- **Written instruction**: Begin with the first line below and retype each line exactly through the line containing "(nosql.east) -- (nosqlfold.west);". Any pictures are to be left out.

- **Given material**:
********************
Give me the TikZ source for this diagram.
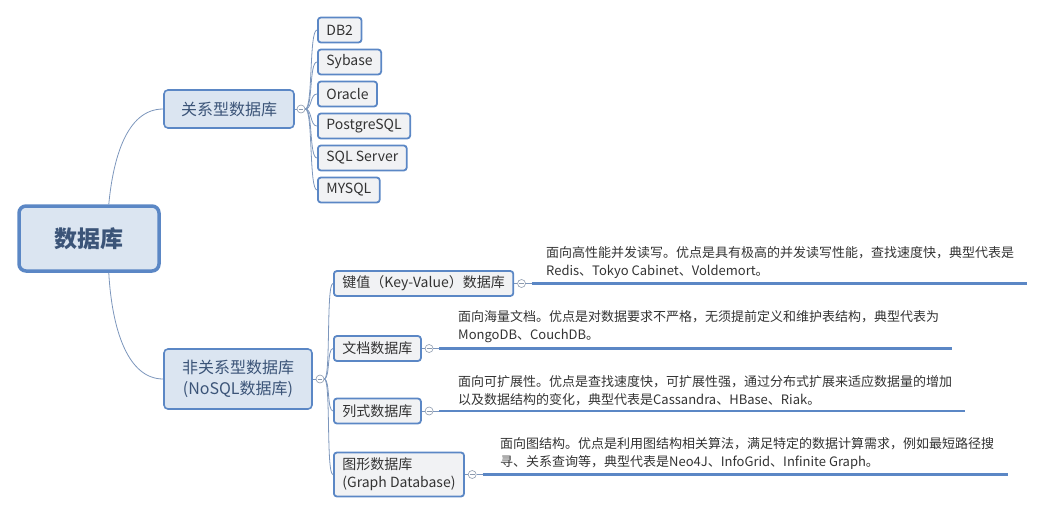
\documentclass[tikz,border=0pt]{standalone}
\usepackage{fontspec}
\setmainfont{Noto Sans CJK SC}
\usepackage{tikz}
\usetikzlibrary{positioning}
\usepackage{xcolor}
\definecolor{mapborder}{HTML}{5B87C5}
\definecolor{maproot}{HTML}{DBE5F1}
\definecolor{mapleaf}{HTML}{F1F2F4}
\definecolor{maplink}{HTML}{7C96BC}
\definecolor{mapfold}{HTML}{8C9AAE}
\definecolor{maptext}{HTML}{333333}
\definecolor{maphead}{HTML}{3B5478}

\begin{document}
\begin{tikzpicture}[x=1pt,y=-1pt,
  rootbox/.style={draw=mapborder,line width=3.5pt,rounded corners=7pt,fill=maproot,
    minimum width=140,minimum height=65,text=maphead,
    font=\fontsize{23}{26}\selectfont\bfseries},
  topic/.style={draw=mapborder,line width=1.6pt,rounded corners=4pt,fill=maproot,
    align=center,inner xsep=8pt,text=maphead,font=\fontsize{16}{21}\selectfont},
  leafbox/.style={draw=mapborder,line width=1.8pt,rounded corners=3pt,fill=mapleaf,
    anchor=west,minimum height=25,inner xsep=8.5pt,align=left,text=maptext,
    font=\fontsize{14}{18}\selectfont},
  fold/.style={circle,draw=mapfold,fill=white,inner sep=0pt,minimum size=8pt,line width=0.6pt,
    path picture={\draw[mapfold,line width=0.6pt]
      ([xshift=-2.4pt]path picture bounding box.center) --
      ([xshift=2.4pt]path picture bounding box.center);}},
  link/.style={draw=maplink,line width=0.8pt},
  bar/.style={draw=mapborder,line width=2.6pt},
  note/.style={anchor=south west,inner sep=0pt,align=left,text=maptext,
    font=\fontsize{13}{18}\selectfont}
]
\useasboundingbox (0,0) rectangle (1045,515);

\node[rootbox] (root) at (89,238.5) {数据库};

\node[topic,minimum width=130,minimum height=38] (rel) at (229,109) {关系型数据库};
\node[topic,minimum width=148,minimum height=60] (nosql) at (238,379)
  {非关系型数据库\\(NoSQL数据库)};

\draw[link] (root.60) .. controls (113,160) and (126,109) .. (rel.west);
\draw[link] (root.-60) .. controls (112,330) and (128,379) .. (nosql.west);

\node[fold] (relfold) at (301,109) {};
\node[fold] (nosqlfold) at (320,379) {};
\draw[link] (rel.east) -- (relfold.west);
\draw[link] (nosql.east) -- (nosqlfold.west);

\node[leafbox] (db2) at (317,30) {DB2};
\node[leafbox] (sybase) at (317,62) {Sybase};
\node[leafbox] (oracle) at (317,94) {Oracle};
\node[leafbox] (postgres) at (317,126) {PostgreSQL};
\node[leafbox] (sqlserver) at (317,158) {SQL Server};
\node[leafbox] (mysql) at (317,190) {MYSQL};

\draw[link] (relfold.east) .. controls (313,109) and (309,30) .. (db2.west);
\draw[link] (relfold.east) .. controls (313,109) and (309,62) .. (sybase.west);
\draw[link] (relfold.east) .. controls (312,109) and (310,94) .. (oracle.west);
\draw[link] (relfold.east) .. controls (312,109) and (310,126) .. (postgres.west);
\draw[link] (relfold.east) .. controls (313,109) and (309,158) .. (sqlserver.west);
\draw[link] (relfold.east) .. controls (313,109) and (309,190) .. (mysql.west);

\node[leafbox] (kv) at (333,283.5) {键值（Key-Value）数据库};
\node[leafbox] (doc) at (333,348.5) {文档数据库};
\node[leafbox] (col) at (333,411) {列式数据库};
\node[leafbox,minimum height=44] (graph) at (333,474.5) {图形数据库\\(Graph Database)};

\draw[link] (nosqlfold.east) .. controls (331,379) and (326,283.5) .. (kv.west);
\draw[link] (nosqlfold.east) .. controls (330,379) and (327,348.5) .. (doc.west);
\draw[link] (nosqlfold.east) .. controls (330,379) and (327,411) .. (col.west);
\draw[link] (nosqlfold.east) .. controls (331,379) and (326,474.5) .. (graph.west);

\node[fold,right=3pt of kv] (kvfold) {};
\node[fold,right=3pt of doc] (docfold) {};
\node[fold,right=3pt of col] (colfold) {};
\node[fold,right=3pt of graph] (graphfold) {};
\draw[link] (kv.east) -- (kvfold.west);
\draw[link] (doc.east) -- (docfold.west);
\draw[link] (col.east) -- (colfold.west);
\draw[link] (graph.east) -- (graphfold.west);

\coordinate (kvend) at (1027,283.5);
\coordinate (docend) at (952,348.5);
\coordinate (colend) at (965,411);
\coordinate (graphend) at (1008,474.5);
\draw[link] (kvfold.east) -- ++(6,0) coordinate (kvstart);
\draw[link] (docfold.east) -- ++(6,0) coordinate (docstart);
\draw[link] (colfold.east) -- ++(6,0) coordinate (colstart);
\draw[link] (graphfold.east) -- ++(6,0) coordinate (graphstart);
\draw[bar] (kvstart) -- (kvend);
\draw[bar] (docstart) -- (docend);
\draw[bar] (colstart) -- (colend);
\draw[bar] (graphstart) -- (graphend);

\node[note] (kvnote) at (546,279)
  {面向高性能并发读写。优点是具有极高的并发读写性能，查找速度快，典型代表是\\
   Redis、Tokyo Cabinet、Voldemort。};
\node[note] (docnote) at (458,343)
  {面向海量文档。优点是对数据要求不严格，无须提前定义和维护表结构，典型代表为\\
   MongoDB、CouchDB。};
\node[note] (colnote) at (458,406)
  {面向可扩展性。优点是查找速度快，可扩展性强，通过分布式扩展来适应数据量的增加\\
   以及数据结构的变化，典型代表是Cassandra、HBase、Riak。};
\node[note] (graphnote) at (500,470)
  {面向图结构。优点是利用图结构相关算法，满足特定的数据计算需求，例如最短路径搜\\
   寻、关系查询等，典型代表是Neo4J、InfoGrid、Infinite Graph。};
\end{tikzpicture}
\end{document}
********************
- **Solved exercise**:
Give me the TikZ source for this diagram.
\documentclass[tikz,border=0pt]{standalone}
\usepackage{fontspec}
\setmainfont{Noto Sans CJK SC}
\usepackage{tikz}
\usetikzlibrary{positioning}
\usepackage{xcolor}
\definecolor{mapborder}{HTML}{5B87C5}
\definecolor{maproot}{HTML}{DBE5F1}
\definecolor{mapleaf}{HTML}{F1F2F4}
\definecolor{maplink}{HTML}{7C96BC}
\definecolor{mapfold}{HTML}{8C9AAE}
\definecolor{maptext}{HTML}{333333}
\definecolor{maphead}{HTML}{3B5478}

\begin{document}
\begin{tikzpicture}[x=1pt,y=-1pt,
  rootbox/.style={draw=mapborder,line width=3.5pt,rounded corners=7pt,fill=maproot,
    minimum width=140,minimum height=65,text=maphead,
    font=\fontsize{23}{26}\selectfont\bfseries},
  topic/.style={draw=mapborder,line width=1.6pt,rounded corners=4pt,fill=maproot,
    align=center,inner xsep=8pt,text=maphead,font=\fontsize{16}{21}\selectfont},
  leafbox/.style={draw=mapborder,line width=1.8pt,rounded corners=3pt,fill=mapleaf,
    anchor=west,minimum height=25,inner xsep=8.5pt,align=left,text=maptext,
    font=\fontsize{14}{18}\selectfont},
  fold/.style={circle,draw=mapfold,fill=white,inner sep=0pt,minimum size=8pt,line width=0.6pt,
    path picture={\draw[mapfold,line width=0.6pt]
      ([xshift=-2.4pt]path picture bounding box.center) --
      ([xshift=2.4pt]path picture bounding box.center);}},
  link/.style={draw=maplink,line width=0.8pt},
  bar/.style={draw=mapborder,line width=2.6pt},
  note/.style={anchor=south west,inner sep=0pt,align=left,text=maptext,
    font=\fontsize{13}{18}\selectfont}
]
\useasboundingbox (0,0) rectangle (1045,515);

\node[rootbox] (root) at (89,238.5) {数据库};

\node[topic,minimum width=130,minimum height=38] (rel) at (229,109) {关系型数据库};
\node[topic,minimum width=148,minimum height=60] (nosql) at (238,379)
  {非关系型数据库\\(NoSQL数据库)};

\draw[link] (root.60) .. controls (113,160) and (126,109) .. (rel.west);
\draw[link] (root.-60) .. controls (112,330) and (128,379) .. (nosql.west);

\node[fold] (relfold) at (301,109) {};
\node[fold] (nosqlfold) at (320,379) {};
\draw[link] (rel.east) -- (relfold.west);
\draw[link] (nosql.east) -- (nosqlfold.west);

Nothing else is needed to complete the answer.